• Source excerpt:

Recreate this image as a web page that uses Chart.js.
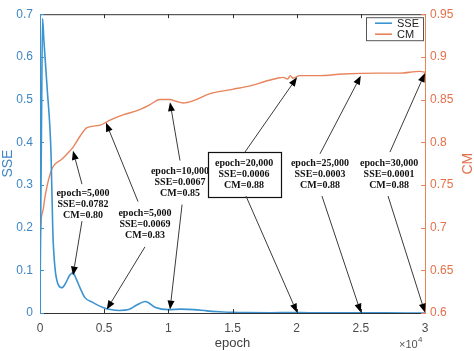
<!DOCTYPE html>
<html>
<head>
<meta charset="utf-8">
<script src="https://cdn.jsdelivr.net/npm/chart.js@4.4.1/dist/chart.umd.min.js"></script>
<style>
  html, body { margin: 0; padding: 0; background: #fff; }
</style>
</head>
<body>
<canvas id="chart" width="474" height="351"></canvas>
<script>
// epoch in units of 1e4
const sseEpoch = [0, 0.012, 0.02, 0.03, 0.055, 0.086, 0.1, 0.117, 0.14, 0.17,
  0.2, 0.23, 0.257, 0.285, 0.312, 0.35, 0.41, 0.49, 0.55, 0.62,
  0.69, 0.75, 0.82, 0.9, 1.0, 1.1, 1.2, 1.3, 1.4, 1.5,
  1.6, 1.8, 1.95, 2.1, 2.4, 2.7, 3.0];
const sseValues = [0.02, 0.45, 0.69, 0.64, 0.53, 0.373, 0.19, 0.105, 0.068, 0.059,
  0.07, 0.088, 0.094, 0.078, 0.059, 0.036, 0.025, 0.013, 0.008, 0.006,
  0.008, 0.018, 0.027, 0.013, 0.008, 0.009, 0.008, 0.005, 0.003, 0.0015,
  0.0008, 0.0006, 0.0012, 0.0004, 0.0003, 0.0002, 0.0001];

const cmEpoch = [0, 0.003, 0.02, 0.04, 0.07, 0.1, 0.17, 0.234, 0.257, 0.312,
  0.366, 0.468, 0.546, 0.647, 0.756, 0.857, 0.935, 1.013, 1.06, 1.115,
  1.2, 1.325, 1.5, 1.637, 1.77, 1.85, 1.894, 1.93, 1.95, 1.97,
  2.026, 2.18, 2.36, 2.63, 2.8, 2.96, 3.0];
const cmValues = [0.6, 0.69, 0.718, 0.737, 0.758, 0.771, 0.78, 0.79, 0.794, 0.807,
  0.817, 0.82, 0.826, 0.832, 0.837, 0.844, 0.85, 0.85, 0.848, 0.846,
  0.849, 0.857, 0.862, 0.866, 0.872, 0.875, 0.876, 0.874, 0.878, 0.875,
  0.878, 0.878, 0.88, 0.881, 0.881, 0.883, 0.882];

const xTicks = [0, 0.5, 1, 1.5, 2, 2.5, 3];
const sseTicks = [0, 0.1, 0.2, 0.3, 0.4, 0.5, 0.6, 0.7];
const cmTicks = [0.6, 0.65, 0.7, 0.75, 0.8, 0.85, 0.9, 0.95];

const noteLines = [
  ["epoch=5,000", "SSE=0.0782", "CM=0.80"],
  ["epoch=5,000", "SSE=0.0069", "CM=0.83"],
  ["epoch=10,000", "SSE=0.0067", "CM=0.85"],
  ["epoch=20,000", "SSE=0.0006", "CM=0.88"],
  ["epoch=25,000", "SSE=0.0003", "CM=0.88"],
  ["epoch=30,000", "SSE=0.0001", "CM=0.88"]
];
// text anchor (epoch, SSE axis value of first line)
const noteAt = [[0.335, 0.279], [0.818, 0.233], [1.091, 0.332], [1.59, 0.35], [2.182, 0.35], [2.72, 0.35]];
const noteBoxed = [false, false, false, true, false, false];
// arrows: tails in SSE-axis units, heads on the CM curve / SSE curve
const cmArrowTail = [[0.327, 0.302], [0.764, 0.261], [1.091, 0.357], [1.597, 0.377], [2.182, 0.373], [2.727, 0.377]];
const cmArrowHead = [[0.257, 0.79], [0.514, 0.823], [1.013, 0.847], [2.003, 0.876], [2.5, 0.878], [3.0, 0.881]];
const sseArrowTail = [[0.327, 0.215], [0.818, 0.155], [1.107, 0.254], [1.605, 0.274], [2.197, 0.274], [2.712, 0.274]];
const sseArrowHead = [[0.257, 0.088], [0.52, 0.008], [1.013, 0.008], [2.003, 0.001], [2.5, 0.001], [3.0, 0.001]];

const BLUE = "#3b93d0";
const BLUE_TXT = "#3f86c4";
const ORANGE = "#e8835c";
const ORANGE_TXT = "#e3704b";
const SANS = "'Liberation Sans', Arial, sans-serif";
const SERIF = "'Liberation Serif', 'Times New Roman', serif";

const fmt = v => String(+Number(v).toFixed(2));

function drawArrow(ctx, x0, y0, x1, y1) {
  const ang = Math.atan2(y1 - y0, x1 - x0);
  const len = 9, half = 3.5;
  const bx = x1 - len * Math.cos(ang), by = y1 - len * Math.sin(ang);
  ctx.strokeStyle = "#3a3a3a";
  ctx.lineWidth = 1;
  ctx.beginPath();
  ctx.moveTo(x0, y0);
  ctx.lineTo(bx, by);
  ctx.stroke();
  ctx.fillStyle = "#000";
  ctx.beginPath();
  ctx.moveTo(x1, y1);
  ctx.lineTo(bx + half * Math.sin(ang), by - half * Math.cos(ang));
  ctx.lineTo(bx - half * Math.sin(ang), by + half * Math.cos(ang));
  ctx.closePath();
  ctx.fill();
}

const overlay = {
  id: "overlay",
  afterDatasetsDraw(chart) {
    const { ctx, chartArea: a, scales } = chart;
    const x = scales.x, y = scales.y, y1 = scales.y1;
    ctx.save();

    // box
    ctx.lineWidth = 1;
    ctx.strokeStyle = "#333";
    ctx.beginPath();
    ctx.moveTo(a.left, a.top + 0.5); ctx.lineTo(a.right, a.top + 0.5);
    ctx.moveTo(a.left, a.bottom + 0.5); ctx.lineTo(a.right, a.bottom + 0.5);
    xTicks.forEach(v => {
      const px = Math.round(x.getPixelForValue(v)) + 0.5;
      ctx.moveTo(px, a.bottom); ctx.lineTo(px, a.bottom - 4);
      ctx.moveTo(px, a.top); ctx.lineTo(px, a.top + 4);
    });
    ctx.stroke();

    ctx.strokeStyle = BLUE;
    ctx.beginPath();
    ctx.moveTo(a.left + 0.5, a.top); ctx.lineTo(a.left + 0.5, a.bottom + 1);
    sseTicks.forEach(v => {
      const py = Math.round(y.getPixelForValue(v)) + 0.5;
      ctx.moveTo(a.left, py); ctx.lineTo(a.left + 4, py);
    });
    ctx.stroke();

    ctx.strokeStyle = ORANGE;
    ctx.beginPath();
    ctx.moveTo(a.right + 0.5, a.top); ctx.lineTo(a.right + 0.5, a.bottom + 1);
    cmTicks.forEach(v => {
      const py = Math.round(y1.getPixelForValue(v)) + 0.5;
      ctx.moveTo(a.right, py); ctx.lineTo(a.right - 4, py);
    });
    ctx.stroke();

    // annotations
    ctx.font = "bold 10px " + SERIF;
    ctx.textAlign = "center";
    ctx.textBaseline = "middle";
    noteLines.forEach((lines, i) => {
      const cx = x.getPixelForValue(noteAt[i][0]);
      const ty = y.getPixelForValue(noteAt[i][1]);
      ctx.fillStyle = "#111";
      lines.forEach((t, k) => ctx.fillText(t, cx, ty + k * 11));
      if (noteBoxed[i]) {
        ctx.strokeStyle = "#111";
        ctx.lineWidth = 1.2;
        ctx.strokeRect(Math.round(cx - 36.5) + 0.5, Math.round(ty - 12) + 0.5, 73, 45);
      }
      drawArrow(ctx,
        x.getPixelForValue(cmArrowTail[i][0]), y.getPixelForValue(cmArrowTail[i][1]),
        x.getPixelForValue(cmArrowHead[i][0]), y1.getPixelForValue(cmArrowHead[i][1]));
      drawArrow(ctx,
        x.getPixelForValue(sseArrowTail[i][0]), y.getPixelForValue(sseArrowTail[i][1]),
        x.getPixelForValue(sseArrowHead[i][0]), y.getPixelForValue(sseArrowHead[i][1]));
    });

    // legend
    const lw = 57, lh = 23;
    const lx = a.right - 2 - lw, ly = a.top + 3;
    ctx.fillStyle = "#fff";
    ctx.fillRect(lx, ly, lw, lh);
    ctx.strokeStyle = "#555";
    ctx.lineWidth = 1;
    ctx.strokeRect(lx + 0.5, ly + 0.5, lw, lh);
    ctx.font = "11px " + SANS;
    ctx.textAlign = "left";
    chart.data.datasets.forEach((ds, i) => {
      const ry = ly + 6 + i * 11;
      ctx.strokeStyle = ds.borderColor;
      ctx.lineWidth = 1.6;
      ctx.beginPath();
      ctx.moveTo(lx + 9, ry); ctx.lineTo(lx + 26, ry);
      ctx.stroke();
      ctx.fillStyle = "#222";
      ctx.fillText(ds.label, lx + 31, ry + 0.5);
    });

    // right axis title, reads bottom to top
    ctx.save();
    ctx.translate(468, (a.top + a.bottom) / 2);
    ctx.rotate(-Math.PI / 2);
    ctx.font = "14px " + SANS;
    ctx.fillStyle = ORANGE_TXT;
    ctx.textAlign = "center";
    ctx.fillText("CM", 0, 0);
    ctx.restore();

    // exponent
    ctx.fillStyle = "#555";
    ctx.textAlign = "left";
    ctx.font = "11px " + SANS;
    ctx.fillText("×10", 399, 345);
    ctx.font = "8px " + SANS;
    ctx.fillText("4", 418, 340);

    ctx.restore();
  }
};

new Chart(document.getElementById("chart"), {
  type: "line",
  data: {
    datasets: [
      {
        label: "SSE",
        data: sseEpoch.map((e, i) => ({ x: e, y: sseValues[i] })),
        borderColor: BLUE,
        borderWidth: 1.6,
        pointRadius: 0,
        cubicInterpolationMode: "monotone",
        yAxisID: "y"
      },
      {
        label: "CM",
        data: cmEpoch.map((e, i) => ({ x: e, y: cmValues[i] })),
        borderColor: ORANGE,
        borderWidth: 1.4,
        pointRadius: 0,
        cubicInterpolationMode: "monotone",
        yAxisID: "y1"
      }
    ]
  },
  options: {
    responsive: false,
    animation: false,
    devicePixelRatio: 1,
    layout: { padding: { top: 7, left: 0, right: 0, bottom: 0 } },
    plugins: {
      legend: { display: false },
      tooltip: { enabled: false }
    },
    scales: {
      x: {
        type: "linear",
        min: 0,
        max: 3,
        afterBuildTicks: s => { s.ticks = xTicks.map(v => ({ value: v })); },
        afterFit: s => { s.height = 38; },
        grid: { display: false, drawTicks: false },
        border: { display: false },
        ticks: {
          color: "#4d4d4d",
          font: { family: SANS, size: 12 },
          padding: 8,
          maxRotation: 0,
          autoSkip: false,
          callback: fmt
        },
        title: {
          display: true,
          text: "epoch",
          color: "#404040",
          font: { family: SANS, size: 13 },
          padding: 0
        }
      },
      y: {
        position: "left",
        min: 0,
        max: 0.7,
        afterBuildTicks: s => { s.ticks = sseTicks.map(v => ({ value: v })); },
        afterFit: s => { s.width = 40; },
        grid: { display: false, drawTicks: false },
        border: { display: false },
        ticks: {
          color: BLUE_TXT,
          font: { family: SANS, size: 12 },
          padding: 7,
          autoSkip: false,
          callback: fmt
        },
        title: {
          display: true,
          text: "SSE",
          color: BLUE_TXT,
          font: { family: SANS, size: 14 },
          padding: 0
        }
      },
      y1: {
        position: "right",
        min: 0.6,
        max: 0.95,
        afterBuildTicks: s => { s.ticks = cmTicks.map(v => ({ value: v })); },
        afterFit: s => { s.width = 49; },
        grid: { display: false, drawTicks: false },
        border: { display: false },
        ticks: {
          color: ORANGE_TXT,
          font: { family: SANS, size: 12 },
          padding: 5,
          autoSkip: false,
          callback: fmt
        }
      }
    }
  },
  plugins: [overlay]
});
</script>
</body>
</html>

• Task directions:
Write out again exactly the lines from the start of the data above through the line containing "0.0008, 0.0006, 0.0012, 0.0004, 0.0003, 0.0002, 0.0001];", inclusive, excluding any pictures.

• Solution to this problem:
Recreate this image as a web page that uses Chart.js.
<!DOCTYPE html>
<html>
<head>
<meta charset="utf-8">
<script src="https://cdn.jsdelivr.net/npm/chart.js@4.4.1/dist/chart.umd.min.js"></script>
<style>
  html, body { margin: 0; padding: 0; background: #fff; }
</style>
</head>
<body>
<canvas id="chart" width="474" height="351"></canvas>
<script>
// epoch in units of 1e4
const sseEpoch = [0, 0.012, 0.02, 0.03, 0.055, 0.086, 0.1, 0.117, 0.14, 0.17,
  0.2, 0.23, 0.257, 0.285, 0.312, 0.35, 0.41, 0.49, 0.55, 0.62,
  0.69, 0.75, 0.82, 0.9, 1.0, 1.1, 1.2, 1.3, 1.4, 1.5,
  1.6, 1.8, 1.95, 2.1, 2.4, 2.7, 3.0];
const sseValues = [0.02, 0.45, 0.69, 0.64, 0.53, 0.373, 0.19, 0.105, 0.068, 0.059,
  0.07, 0.088, 0.094, 0.078, 0.059, 0.036, 0.025, 0.013, 0.008, 0.006,
  0.008, 0.018, 0.027, 0.013, 0.008, 0.009, 0.008, 0.005, 0.003, 0.0015,
  0.0008, 0.0006, 0.0012, 0.0004, 0.0003, 0.0002, 0.0001];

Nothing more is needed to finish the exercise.